In terms of fit, I made a straight size 44, which is the largest size in the pattern - so not it's not the biggest size range. It fits me nicely, with just the right amount of ease in the bodice for my liking. I don't like shirts or shirtdresses to be too tight or I get paranoid about gaping between the buttons, but I have no worries about that here.

I did add quite a bit of length to the pattern - about 1.5 inches in the bodice and 3 inches in the skirt, which isn't a massive surprise because Pauline Alice patterns are designed for an average height of 5 ft 5, and I'm 3-4 inches taller than that and have to lengthen almost all bodices. As I'd added extra length in the bodice, I also needed to adjust the button placement, and actually ended up adding in an extra button as that was the spacing that seemed best for me.

I toyed with various different button ideas, and spent quite a while one Saturday afternoon sat on the floor of my local wool shop comparing how different blue, red, white and green buttons of varying sizes looked on an offcut of my material, but in the end I opted for some small, plain navy buttons from my stash - sometimes simple is best, don't you think?

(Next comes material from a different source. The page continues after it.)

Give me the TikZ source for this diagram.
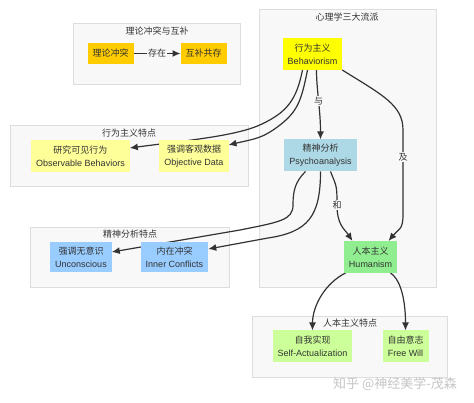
\documentclass[tikz,border=0pt]{standalone}
\usepackage{fontspec}
\setmainfont{Liberation Sans}
\newfontfamily\cjk{Noto Sans CJK SC}
\newcommand\zh[1]{{\cjk #1}}
\usetikzlibrary{positioning,calc,arrows.meta}
\definecolor{ink}{HTML}{333333}
\definecolor{gold}{HTML}{FFCC00}
\definecolor{behav}{HTML}{FFFF00}
\definecolor{psych}{HTML}{ADD8E6}
\definecolor{human}{HTML}{90EE90}
\definecolor{behavsub}{HTML}{FFFF99}
\definecolor{psychsub}{HTML}{99CCFF}
\definecolor{humansub}{HTML}{CCFF99}
\definecolor{groupfill}{HTML}{F8F8F8}
\definecolor{groupline}{HTML}{DDDDDD}
\pgfdeclarelayer{bg}
\pgfdeclarelayer{lines}
\pgfsetlayers{bg,lines,main}

\begin{document}
\begin{tikzpicture}[x=1pt,y=-1pt,
        every node/.style={text=ink,font=\fontsize{9pt}{13pt}\selectfont},
        block/.style={minimum height=21pt,inner xsep=5pt,inner ysep=2pt,outer sep=0pt,align=center},
        twoline/.style={block,minimum height=32pt},
        group/.style={draw=groupline,fill=groupfill,line width=0.6pt},
        edge/.style={draw=ink,line width=1.2pt,-{Latex[length=8pt,width=7pt]}},
        lbl/.style={fill=groupfill,inner sep=1pt}]
   \useasboundingbox (0,0) rectangle (474,403);

   % clusters
   \begin{pgfonlayer}{bg}
   \fill[white] (0,0) rectangle (474,403);
   \draw[group] (73,23) rectangle (240,84);
   \draw[group] (259,9) rectangle (436,287);
   \draw[group] (10,125) rectangle (248,186);
   \draw[group] (30,227) rectangle (229,287);
   \draw[group] (252,316) rectangle (447,377);
   \end{pgfonlayer}
   \node (G0) at (157,31) {\zh{理论冲突与互补}};
   \node (G1) at (347,17) {\zh{心理学三大流派}};
   \node (G2) at (129,133) {\zh{行为主义特点}};
   \node (G3) at (130,234) {\zh{精神分析特点}};
   \node (G4) at (350,323) {\zh{人本主义特点}};

   \node (T1) [block,fill=gold] at (110.5,53.5) {\zh{理论冲突}};
   \node (T2) [block,fill=gold] at (203.5,53.5) {\zh{互补共存}};

   \node (B) [twoline,fill=behav] at (312.5,54) {\zh{行为主义}\\Behaviorism};
   \node (P) [twoline,fill=psych] at (320.5,155.5) {\zh{精神分析}\\Psychoanalysis};
   \node (H) [twoline,fill=human] at (370.5,257) {\zh{人本主义}\\Humanism};

   \node (B1) [twoline,fill=behavsub] at (80.5,156) {\zh{研究可见行为}\\Observable Behaviors};
   \node (B2) [twoline,fill=behavsub] at (194,156) {\zh{强调客观数据}\\Objective Data};
   \node (P1) [twoline,fill=psychsub,minimum height=30pt] at (81,257) {\zh{强调无意识}\\Unconscious};
   \node (P2) [twoline,fill=psychsub,minimum height=30pt] at (174.5,257) {\zh{内在冲突}\\Inner Conflicts};
   \node (H1) [twoline,fill=humansub] at (312.5,346.5) {\zh{自我实现}\\Self-Actualization};
   \node (H2) [twoline,fill=humansub] at (405.5,346.5) {\zh{自由意志}\\Free Will};

   \begin{pgfonlayer}{lines}
   \draw[edge] (T1) -- node[lbl] (L0) {\zh{存在}} (T2);
   \draw[edge] ([xshift=-10pt]B.south) .. controls +(-6,30) and +(25,-12) .. (262,124)
        .. controls +(-25,12) and +(60,-8) .. ([yshift=8pt]B1.east);
   \draw[edge] ([xshift=-5pt]B.south) .. controls +(-6,30) and +(18,-14) .. (280,125)
        .. controls +(-18,14) and +(25,-6) .. ([yshift=11pt]B2.east);
   \draw[edge] ([xshift=4pt]B.south) .. controls +(0,20) and +(0,-30) .. (P.north)
        node[lbl,pos=0.5] (L1) {\zh{与}};
   \draw[edge] (B.south east) .. controls +(40,25) and +(0,-25) .. (403,130)
        -- node[lbl,pos=0.32] (L2) {\zh{及}} (403,215)
        .. controls +(0,15) and +(10,-12) .. ([xshift=18pt]H.north);
   \draw[edge] ([xshift=10pt]P.south) .. controls +(6,15) and +(0,-20) .. (337,205)
        node[lbl] (L3) {\zh{和}}
        .. controls +(0,20) and +(-8,-12) .. ([xshift=-18pt]H.north);
   \draw[edge] ([xshift=-15pt]P.south) .. controls +(-10,10) and +(0,-15) .. (293,205)
        .. controls +(0,15) and +(40,-8) .. (240,230) -- ([yshift=5pt]P1.east);
   \draw[edge] (P.south) .. controls +(0,45) and +(40,-6) .. (268,238) -- ([yshift=8pt]P2.east);
   \draw[edge] ([xshift=-25pt]H.south) .. controls +(-20,10) and +(0,-25) .. (H1.north);
   \draw[edge] ([xshift=20pt]H.south) .. controls +(12,8) and +(0,-25) .. (H2.north);
   \end{pgfonlayer}

   \node (W) [text=gray!45,font=\fontsize{13pt}{15pt}\selectfont] at (395,384) {\zh{知乎 @神经美学-茂森}};
\end{tikzpicture}
\end{document}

I really enjoyed sewing Cami - yes, I may have regretted my fabric choice slightly when I was in the middle of all the pattern matching, but the dress itself sewed up really nicely and the instructions are thorough, clear and easy to follow - and there's a great sewalong if you need a helping hand with any of the steps (I got a bit confused about how the collar was meant to be attached, but a quick consultation of the sewalong soon cleared that up). I think the finished result looks quite professional too, which is always nice!

I'm really pleased with how this one turned out, it was definitely worth the effort I put into the pattern-matching and the dress feels lovely to wear. Plus as an added bonus, it seems that there's a lot of tartan/plaid in the shops at the moment so I may have accidentally sewn something 'fashionable' as well as it being something I like! Now that Mary's extended the Autumn of 1000 Shirtdresses until January, I'm quite tempted to try to sew another Cami. Will you be joining in with the challenge?